It’s no secret that at Sonoma-Cutrer, a favored topic is terroir, or how a vineyard’s specific geology, geography and climate affect the flavors that end up in your glass. While you’re probably not thinking about the fog rolling in off the Pacific, or the California sun warming up the rocky soil when you savor that first sip, the truth is, terroir is directly responsible for the complexities that make our wines distinct.
So how does terroir translate to taste? It’s a good question that could involve a lengthy conversation! But we will spare you. Instead, let’s start by lifting a glass to the celebrity here in our part of the world: the fog.
At Owsley Ranch, our closest vineyard to the Pacific, ocean breezes blow cool fog off the water and into the narrow Bloomfield Gap, where it’s concentrated between steep hillsides before blanketing over the valley to make it up to 10 degrees cooler than other areas in the region.
This results in fewer, smaller grapes, which means intense concentrated flavor. So, when you take that first sip of Owsley Ranch Vineyard Pinot Noir, the deep earthy flavors and dark fruit complexities that you taste are directly indebted to those thick blankets of fog.
Grapes grown at Les Pierres vineyard are more influenced by the soil, which is made up of 50-70% rock (hence the name, which translates to “The Stones”).
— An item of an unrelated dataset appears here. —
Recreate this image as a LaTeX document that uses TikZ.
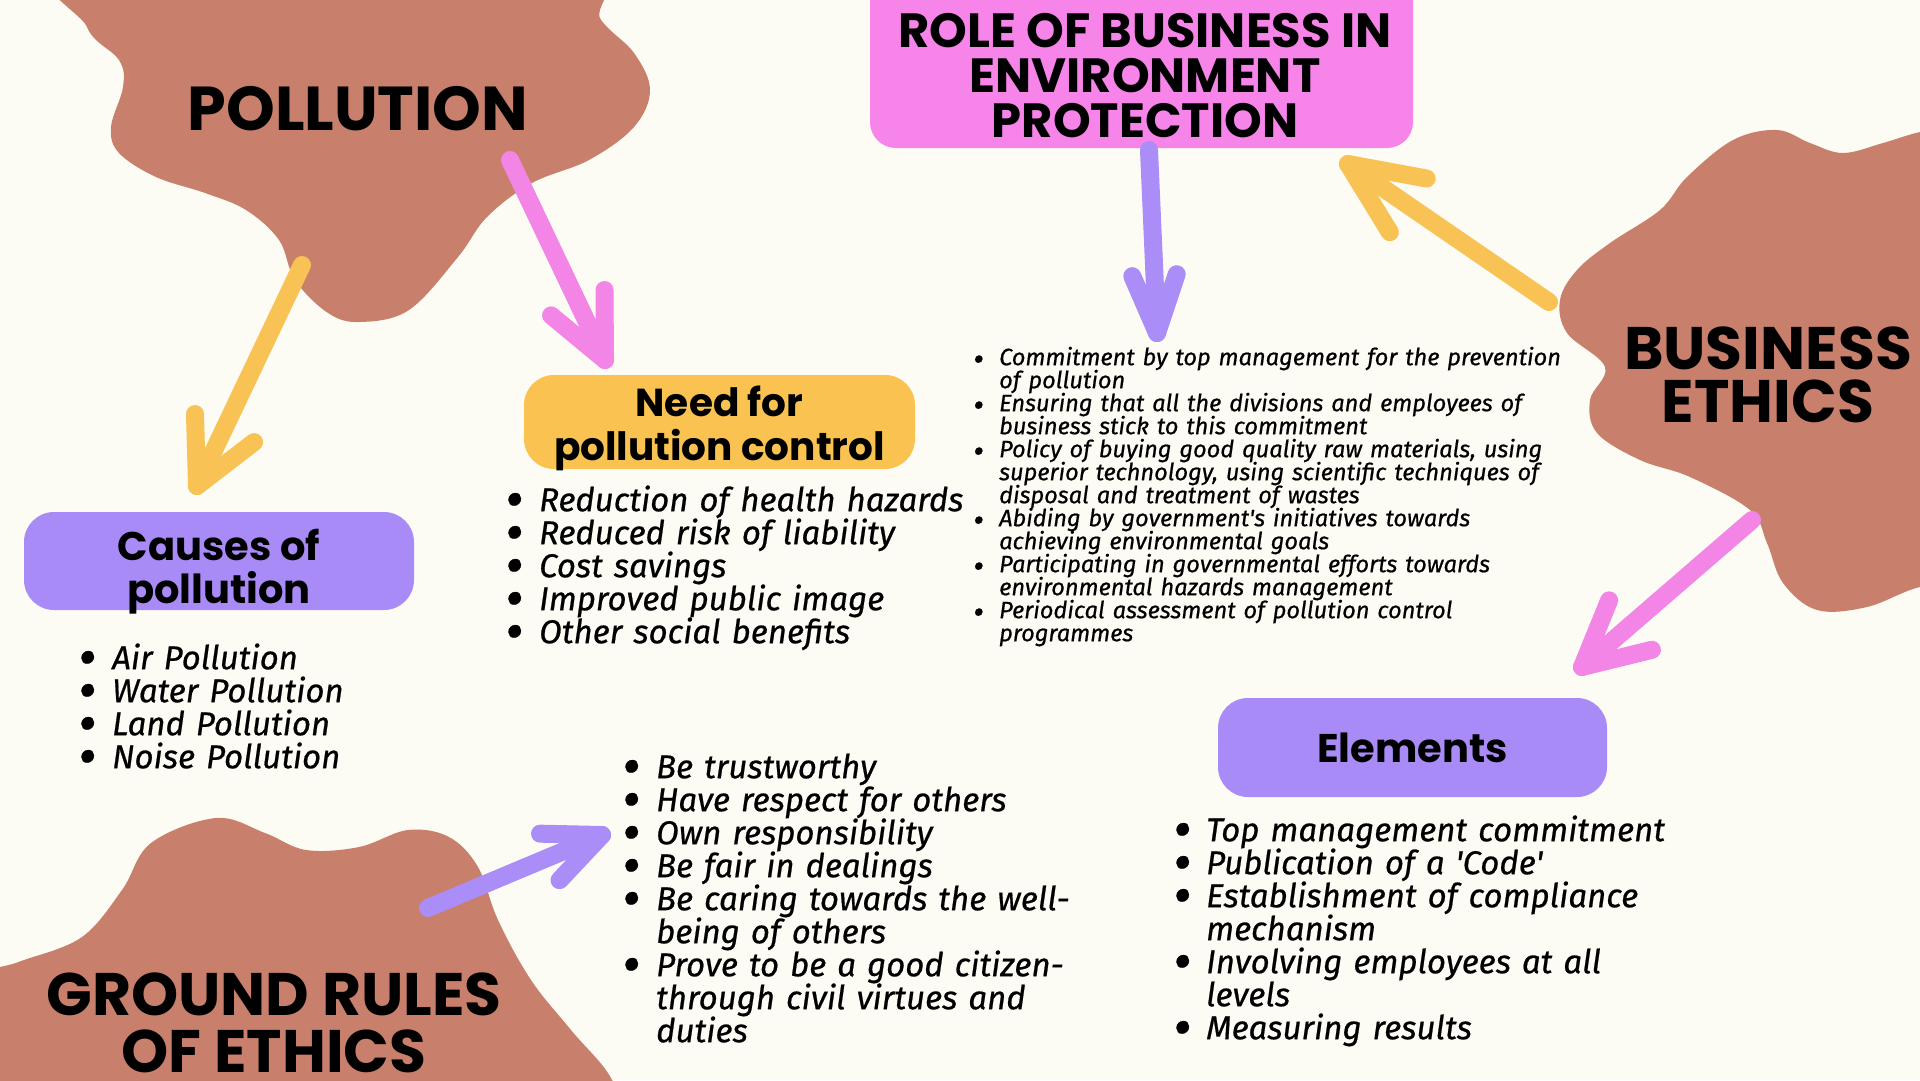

This inhospitable rocky soil makes the vines work extra hard to grow and gives low yields of smaller grape clusters with incredibly rich flavor.
The rocks in the soil at Les Pierres also absorb sunlight, slowly releasing the heat to offset the cool fog and lengthen the growing season. The resulting fruit is infused with a stony minerality that makes Les Pierres Chardonnay utterly distinct, a true reflection of the vineyard’s terroir.
The next time you’re sipping your favorite Sonoma-Cutrer wine, raise a glass to the dense fog, ancient riverbeds and distinguishing soils of Sonoma-Cutrer. After all, they are responsible for the depth and complexity of the wine you are enjoying. Cheers!